Showing posts with label lemon. Show all posts
Showing posts with label lemon. Show all posts

Thursday, July 30

Oh My Darlin'... Lemon Thyme


Cooking is an activity I enjoy and find challenging. A spatula has always been in my hand either stirring salads or scraping batter from the bowl. Something, I believe, that comes naturally, as if I was putting a puzzle together.

My boyfriend, on the other hand, has begun his culinary journey recently. Spices seem as if they have just been brought on the East India Trading Company. Complex flavors can be a bit confusing for him.

This recipe was enjoyable for him and very easy with his busy schedule. Whenever I have a busy day, I like to reach for an old friend: Lemon Thyme Chicken Breast. It can marinate all day or even over night. To pound or butterfly (cutting the breast in half parallel to the counter) the chicken is preferable because after a long day, it cooks faster.

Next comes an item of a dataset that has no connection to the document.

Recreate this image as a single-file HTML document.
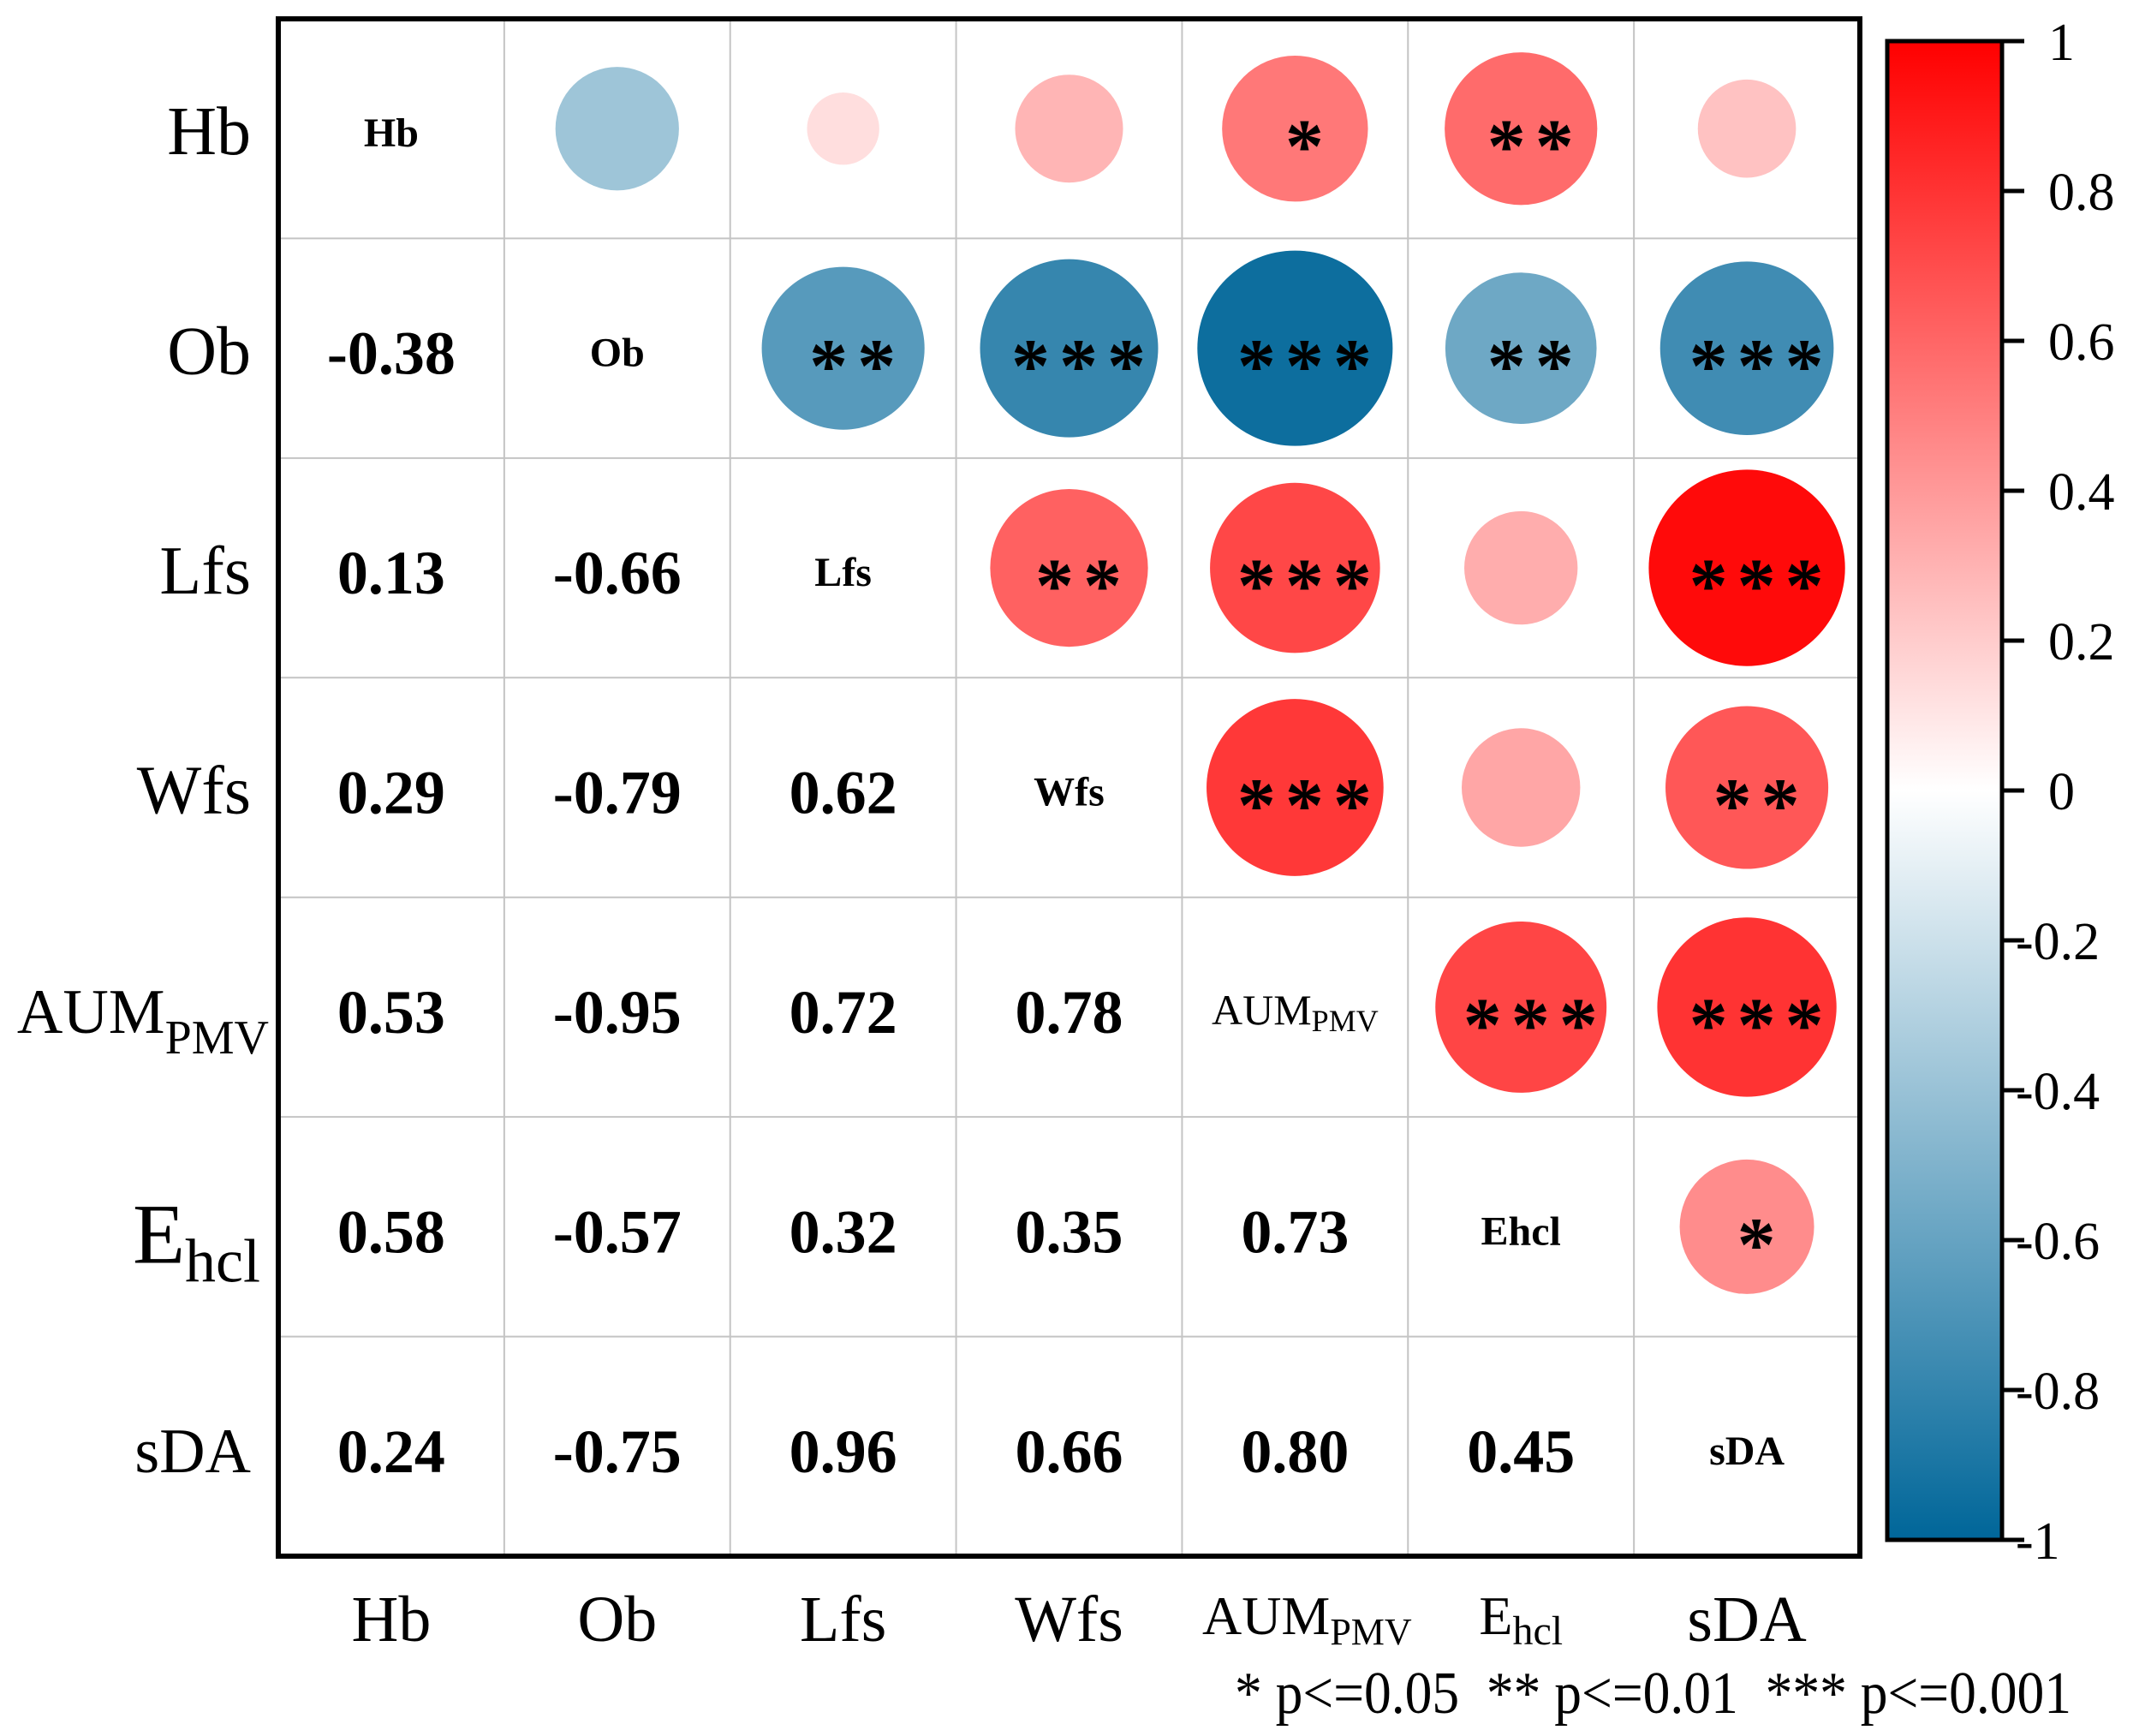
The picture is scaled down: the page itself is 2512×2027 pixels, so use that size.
<!DOCTYPE html>
<html><head><meta charset="utf-8"><style>
html,body{margin:0;padding:0;background:#fff}
svg{display:block}
text{font-family:"Liberation Serif","Times New Roman",serif}
</style></head><body>
<svg id="chart" width="2512" height="2027" viewBox="0 0 2512 2027" xmlns="http://www.w3.org/2000/svg">
<defs>
<linearGradient id="cbgrad" x1="0" y1="0" x2="0" y2="1">
<stop offset="0" stop-color="#ff0000"/>
<stop offset="0.5" stop-color="#ffffff"/>
<stop offset="1" stop-color="#006699"/>
</linearGradient>
</defs>
<g id="grid"></g>
<g id="marks"></g>
<rect x="325" y="22" width="1847" height="1795" fill="none" stroke="#000" stroke-width="6"/>
<g id="labels"></g>
<rect x="2204" y="48" width="134" height="1750" fill="url(#cbgrad)" stroke="#000" stroke-width="5"/>
<g id="cbticks"></g>
<text x="1442" y="2000" font-size="70" textLength="977" lengthAdjust="spacingAndGlyphs" style="white-space:pre">* p&lt;=0.05  ** p&lt;=0.01  *** p&lt;=0.001</text>
</svg>
<script>
const vars = ["Hb","Ob","Lfs","Wfs","AUM","Ehcl","sDA"];
const rowOb = [-0.38];
const rowLfs = [0.13,-0.66];
const rowWfs = [0.29,-0.79,0.62];
const rowAUM = [0.53,-0.95,0.72,0.78];
const rowEhcl = [0.58,-0.57,0.32,0.35,0.73];
const rowSDA = [0.24,-0.75,0.96,0.66,0.80,0.45];
// significance stars, upper triangle: [row, col, count]
const sigRow = [0,0,1,1,1,1,1,2,2,2,3,3,4,4,5];
const sigCol = [4,5,2,3,4,5,6,3,4,6,4,6,5,6,6];
const sigCount = [1,2,2,3,3,2,3,2,3,3,3,2,3,3,1];
const cbTicks = [1,0.8,0.6,0.4,0.2,0,-0.2,-0.4,-0.6,-0.8,-1];
const cbLabels = ["1","0.8","0.6","0.4","0.2","0","-0.2","-0.4","-0.6","-0.8","-1"];

const NS="http://www.w3.org/2000/svg";
const X0=325, Y0=22, CW=(2172-325)/7, CH=(1817-22)/7;
const cx = i => X0 + (i+0.5)*CW;
const cy = i => Y0 + (i+0.5)*CH;
const radius = r => 117*Math.sqrt(Math.abs(r));
const cbY = v => 48 + (1 - v)/2*1750;
function color(r){
  if(r>=0){const t=Math.min(1,r);return `rgb(255,${Math.round(255-255*t)},${Math.round(255-255*t)})`;}
  const t=Math.min(1,-r);return `rgb(${Math.round(255-255*t)},${Math.round(255-153*t)},${Math.round(255-102*t)})`;
}
function mk(tag,attrs,parent){const e=document.createElementNS(NS,tag);for(const k in attrs)e.setAttribute(k,attrs[k]);parent.appendChild(e);return e;}
const rows=[[],rowOb,rowLfs,rowWfs,rowAUM,rowEhcl,rowSDA];
function corr(i,j){if(i===j)return 1;return i>j?rows[i][j]:rows[j][i];}

const grid=document.getElementById('grid');
for(let k=1;k<7;k++){
  const l1=mk('line',{x1:X0+k*CW,y1:Y0,x2:X0+k*CW,y2:1817,stroke:'#c4c4c4','stroke-width':2},grid);
  
  
  const l2=mk('line',{x1:X0,y1:Y0+k*CH,x2:2172,y2:Y0+k*CH,stroke:'#c4c4c4','stroke-width':2},grid);
  
  
}
const marks=document.getElementById('marks');
for(let i=0;i<7;i++){for(let j=0;j<7;j++){
  if(i>j){
    const v=corr(i,j);
    const t=mk('text',{x:cx(j),y:cy(i)+30,'font-size':72,'font-weight':'bold','text-anchor':'middle'},marks);
    t.textContent=v.toFixed(2);
    
    
  } else if(i<j){
    const v=corr(i,j);
    const c=mk('circle',{cx:cx(j),cy:cy(i),r:radius(v),fill:color(v)},marks);
    
    
  }
}}
for(let k=0;k<sigRow.length;k++){
  const n=sigCount[k];
  for(let s=0;s<n;s++){
    const x=cx(sigCol[k])+11+(s-(n-1)/2)*56;
    const t=mk('text',{x:x,y:cy(sigRow[k])+51,'font-size':90,'font-weight':'bold','text-anchor':'middle'},marks);
    t.textContent='*';
    
    
  }
}
// diagonal labels
const diag=["Hb","Ob","Lfs","Wfs",null,"Ehcl","sDA"];
for(let i=0;i<7;i++){
  let t;
  if(i===4){
    t=mk('text',{x:cx(i),y:cy(i)+20,'font-size':50,'text-anchor':'middle'},marks);
    t.innerHTML='AUM<tspan font-size="36" dy="8">PMV</tspan>';
  } else {
    t=mk('text',{x:cx(i),y:cy(i)+21,'font-size':48,'font-weight':'bold','text-anchor':'middle'},marks);
    t.textContent=diag[i];
  }
  
  
}
// row labels
const labels=document.getElementById('labels');
const rowSimple={0:"Hb",1:"Ob",2:"Lfs",3:"Wfs"};
for(let i=0;i<4;i++){
  const t=mk('text',{x:293,y:cy(i)+30,'font-size':80,'text-anchor':'end'},labels);
  t.textContent=rowSimple[i];
  
  
}
let t=mk('text',{x:314,y:cy(4)+30,'font-size':74,'text-anchor':'end'},labels);
t.innerHTML='AUM<tspan font-size="56" dy="24">PMV</tspan>';


t=mk('text',{x:304,y:cy(5)+42,'font-size':100,'text-anchor':'end'},labels);
t.innerHTML='E<tspan font-size="72" dy="22">hcl</tspan>';


t=mk('text',{x:293,y:cy(6)+30,'font-size':74,'text-anchor':'end'},labels);
t.textContent='sDA';


// column labels
const colSimple={0:"Hb",1:"Ob",2:"Lfs",3:"Wfs",6:"sDA"};
for(const k in colSimple){
  const c=mk('text',{x:cx(+k),y:1916,'font-size':76,'text-anchor':'middle'},labels);
  c.textContent=colSimple[k];
  
  
}
t=mk('text',{x:cx(4)+14,y:1908,'font-size':64,'text-anchor':'middle'},labels);
t.innerHTML='AUM<tspan font-size="44" dy="12">PMV</tspan>';


t=mk('text',{x:cx(5),y:1908,'font-size':64,'text-anchor':'middle'},labels);
t.innerHTML='E<tspan font-size="48" dy="12">hcl</tspan>';


// colorbar ticks
const cbt=document.getElementById('cbticks');
for(let k=0;k<cbTicks.length;k++){
  const y=cbY(cbTicks[k]);
  const l=mk('line',{x1:2338,y1:y,x2:2364,y2:y,stroke:'#000','stroke-width':5},cbt);
  
  
  const lab=cbLabels[k];
  const x=lab.startsWith('-')?2354:2392;
  const tx=mk('text',{x:x,y:y+22,'font-size':62},cbt);
  tx.textContent=lab;
  
  
}
</script>
</body></html>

Lemon Thyme Chicken Breast

1 Chicken Breast, preferable pounded or butterflyed

2 Tablespoons Extra Virgin Olive Oil

1 Tablespoon Lemon Juice

1 Tablespoon Thyme (or Rosemary)

Salt and Pepper

Mix oil, thyme (or rosemary), salt, pepper, and lemon juice in a resalable plastic bag or plastic container. Shake vigorously. Place chicken in the bag. Refrigerate for at least 8 hours or overnight. No oil or butter is needed to cook the chicken in a fry pan for about 5 minutes over medium heat on each side or until done.

Tuesday, July 28

Lemon Artichoke Chicken


Yesterday I said, “English is not my first language” the reply was “After food” I thought it was completely appropriate. My grammar and spelling are horrible. The stories I tell are better in person (and after a few drinks) Hopefully, the recipes directions will be clear but be concise. The English… well I’ll work on that later.

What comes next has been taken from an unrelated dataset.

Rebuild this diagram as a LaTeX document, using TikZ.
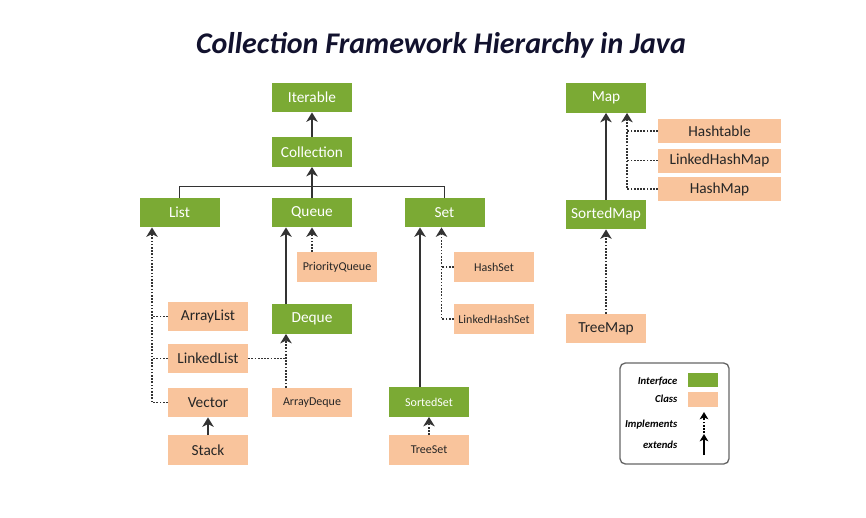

One of my favorite go to meals involves artichokes and lemons. Two items I always have on hand. The artichokes are great because they are canned and keep for a long time. The sauce is easy to put with pasta or seafood as well.


Lemon Artichoke Chicken

1 Chicken Breast, pounded

1/4 Cup Flour

Salt and Pepper

1 Tablespoon Olive Oil

1 Tablespoon Unsalted Butter

2 Tablespoons Onion, diced

1 Teaspoon Flour

1 Small Garlic Clove, minced

1 Lemon Zest

1/2 Lemon Juice

2 Artichoke Hearts, quartered

1/4 Cup of Chicken Stock

1 Tablespoon Herbes de Provence

Parmesan



Once the chicken breast is pounded, sprinkle with salt and pepper on both sides. Then dust the chicken with 1/4 cup of flour so it’s coated.

Heat a small pan over medium heat with olive oil. Place chicken breast in oil and cook till brown on both sides. Take out of pan and place aside.

Time to make the sauce! Lower the pan to medium low heat. Melt the 1-tablespoon of butter in pan. Add the onions and cook for a minute or two just till they start to soften. Sprinkle in the flour and stir until the flour is absorbed. Cook for another minute to make sure the flour has lost the flavor. Add garlic, lemon zest, lemon juice, and artichoke hearts stir for less than a minute. Pour chicken stock over the mixture and add Herbes de Provence. Stir again and add chicken breast back to the pan. Coat the chicken in the sauce and cook for an additional 3 minutes.

When you serve the chicken, take it out first and place on a plate. Pour sauce over chicken breast. Take a vegetable peeler and curl some Parmesan over the top. Serve a side salad with some oil and balsamic vinegar for a dressing or another vegetable of your choice! Yum!